Enough with the ACORN crap

Columbia Journalism Review has a great interview with Rick Perlstein explaining why the media shouldn’t be all over the ACORN story. In short, conservatives want to raise ACORN’s profile because they are embarrassing. If you can get people to equate ACORN and the White House, then any dirt you dig up on ACORN tars the President by association. The current ACORN mania really isn’t any different than the repeated attempts to equate Barack Obama with Bill Ayers during the campaign.

Useful media criticism

Matt Thompson wrote a really good blog post a few weeks ago that I didn’t link to because I assumed everybody saw it, The 3 key parts of news stories you usually don’t get. It explains why people can watch the news on TV or read the newspaper and still not really understand the issues of the day.
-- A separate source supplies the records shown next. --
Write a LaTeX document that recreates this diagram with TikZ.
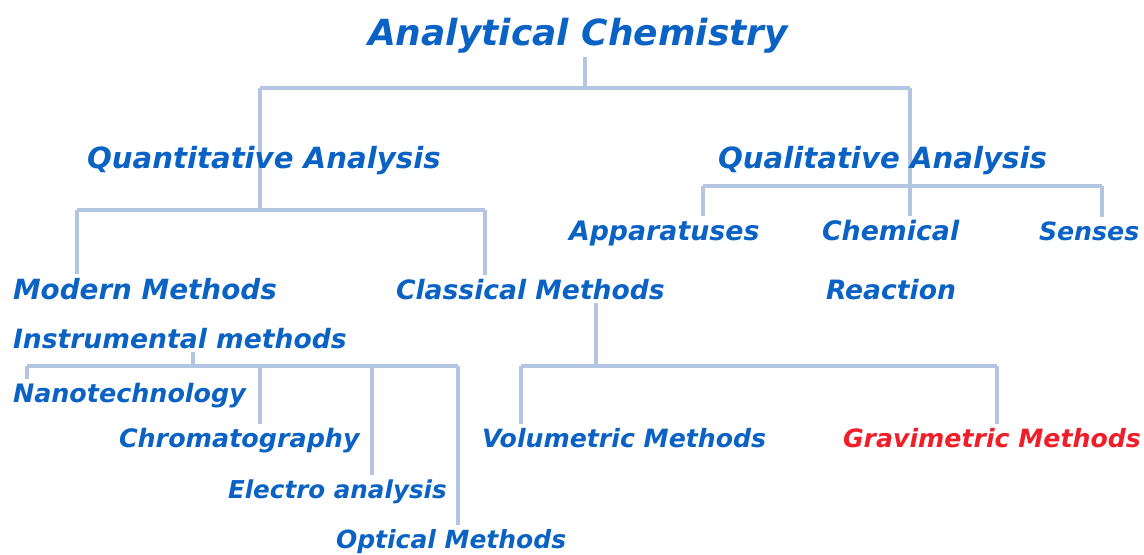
\documentclass[tikz,border=0pt]{standalone}
\usepackage{fontspec}
\setmainfont{DejaVu Sans}
\usetikzlibrary{backgrounds}
\definecolor{labelblue}{HTML}{0A62C4}
\definecolor{linkblue}{HTML}{B3C5E0}
\definecolor{gravred}{HTML}{F01E28}
\tikzset{
	lbl/.style={inner sep=0pt, outer xsep=0pt, outer ysep=2pt, anchor=base west, text=labelblue,
		font=\fontsize{#1}{#1}\selectfont\bfseries\itshape},
	lbl/.default=13.3,
	titlelbl/.style={lbl=18},
	link/.style={draw=linkblue, line width=1.8pt},
}
\begin{document}
\begin{tikzpicture}[x=0.5pt, y=-0.5pt]
	\useasboundingbox (0,0) rectangle (1144,554);

	\node[titlelbl] (chem) at (368,45) {Analytical Chemistry};

	\node[lbl=14.6] (quant) at (87,168) {Quantitative Analysis};
	\node[lbl=14.6] (qual) at (718,168) {Qualitative Analysis};

	\node[lbl=13.4] (appa) at (569,240) {Apparatuses};
	\node[lbl=13.4] (chemical) at (822,240) {Chemical};
	\node[lbl=13.3] (reaction) at (826,299) {Reaction};
	\node[lbl=12.6] (senses) at (1039,240) {Senses};

	\node[lbl=13.9] (modern) at (13,299) {Modern Methods};
	\node[lbl=13.3] (classical) at (396,299) {Classical Methods};
	\node[lbl=13.3] (instr) at (13,348) {Instrumental methods};

	\node[lbl=12.7] (nano) at (13,402) {Nanotechnology};
	\node[lbl=12.7] (chrom) at (119,447) {Chromatography};
	\node[lbl=12.3] (elec) at (228,498) {Electro analysis};
	\node[lbl=12.5] (opt) at (336,548) {Optical Methods};

	\node[lbl=12.6] (vol) at (482,447) {Volumetric Methods};
	\node[lbl=12.6, text=gravred] (grav) at (843,447) {Gravimetric Methods};

	\coordinate (jroot) at (585,88);
	\coordinate (jquant) at (260,88);
	\coordinate (jqual) at (910,88);
	\coordinate (jmod) at (77,210);
	\coordinate (jcla) at (485,210);
	\coordinate (jappa) at (703,186);
	\coordinate (jsens) at (1102,186);
	\coordinate (jinst) at (193,366);
	\coordinate (jnano) at (27,366);
	\coordinate (jchrom) at (260,366);
	\coordinate (jelec) at (372,366);
	\coordinate (jopt) at (458,366);
	\coordinate (jclass) at (596,366);
	\coordinate (jvol) at (521,366);
	\coordinate (jgrav) at (997,366);

	\begin{pgfonlayer}{background}
		\draw[link] (jroot |- chem.south) -- (jroot);
		\draw[link] (jquant) -- (jqual);
		\draw[link] (jquant) -- (jquant |- jmod);
		\draw[link] (jqual) -- (jqual |- chemical.north);

		\draw[link] (jmod) -- (jcla);
		\draw[link] (jmod) -- (jmod |- modern.north);
		\draw[link] (jcla) -- (jcla |- classical.north);

		\draw[link] (jappa) -- (jsens);
		\draw[link] (jappa) -- (jappa |- appa.north);
		\draw[link] (jsens) -- (jsens |- senses.north);

		\draw[link] (instr.south -| jinst) -- (jinst);
		\draw[link] (jnano) -- (jopt);
		\draw[link] (jnano) -- (jnano |- nano.north);
		\draw[link] (jchrom) -- (jchrom |- chrom.north);
		\draw[link] (jelec) -- (jelec |- elec.north);
		\draw[link] (jopt) -- (jopt |- opt.north);

		\draw[link] (classical.south -| jclass) -- (jclass);
		\draw[link] (jvol) -- (jgrav);
		\draw[link] (jvol) -- (jvol |- vol.north);
		\draw[link] (jgrav) -- (jgrav |- grav.north);
	\end{pgfonlayer}
\end{tikzpicture}
\end{document}
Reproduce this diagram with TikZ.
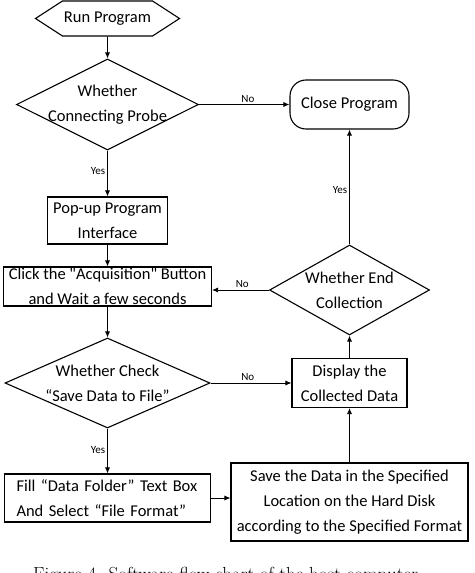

The argument is that the media tends to cover what’s happening right now without providing useful context or explaining the significance of the news.

I wanted to go back and link to Thompson’s article because it provides useful context for Matthew Yglesias’ explanation of why this is a big problem:

The bias toward process stories is not ideological in its intent, but it’s strongly ideological in its impact. Creating public confusion and ignorance while obscuring what’s really happening tends to favor elites versus people of modest means, it favors the status quo over change, it favors insiders over outsiders, and it favors narrow interests over the public interest.

This is why I read blogs. There are plenty of blogs that are just as focused on the day to day goings on of politics as any newspaper or cable news show, but I don’t read them. (It’s why I don’t subscribe to Think Progress any more.) I strongly prefer blogs that focus on digging into the substance of issues, and the good news is that there are plenty of them out there. Oddly enough, the newspaper that to me represents the worst journalism has to offer, the Washington Post, also employs one of the best public policy bloggers around — Ezra Klein.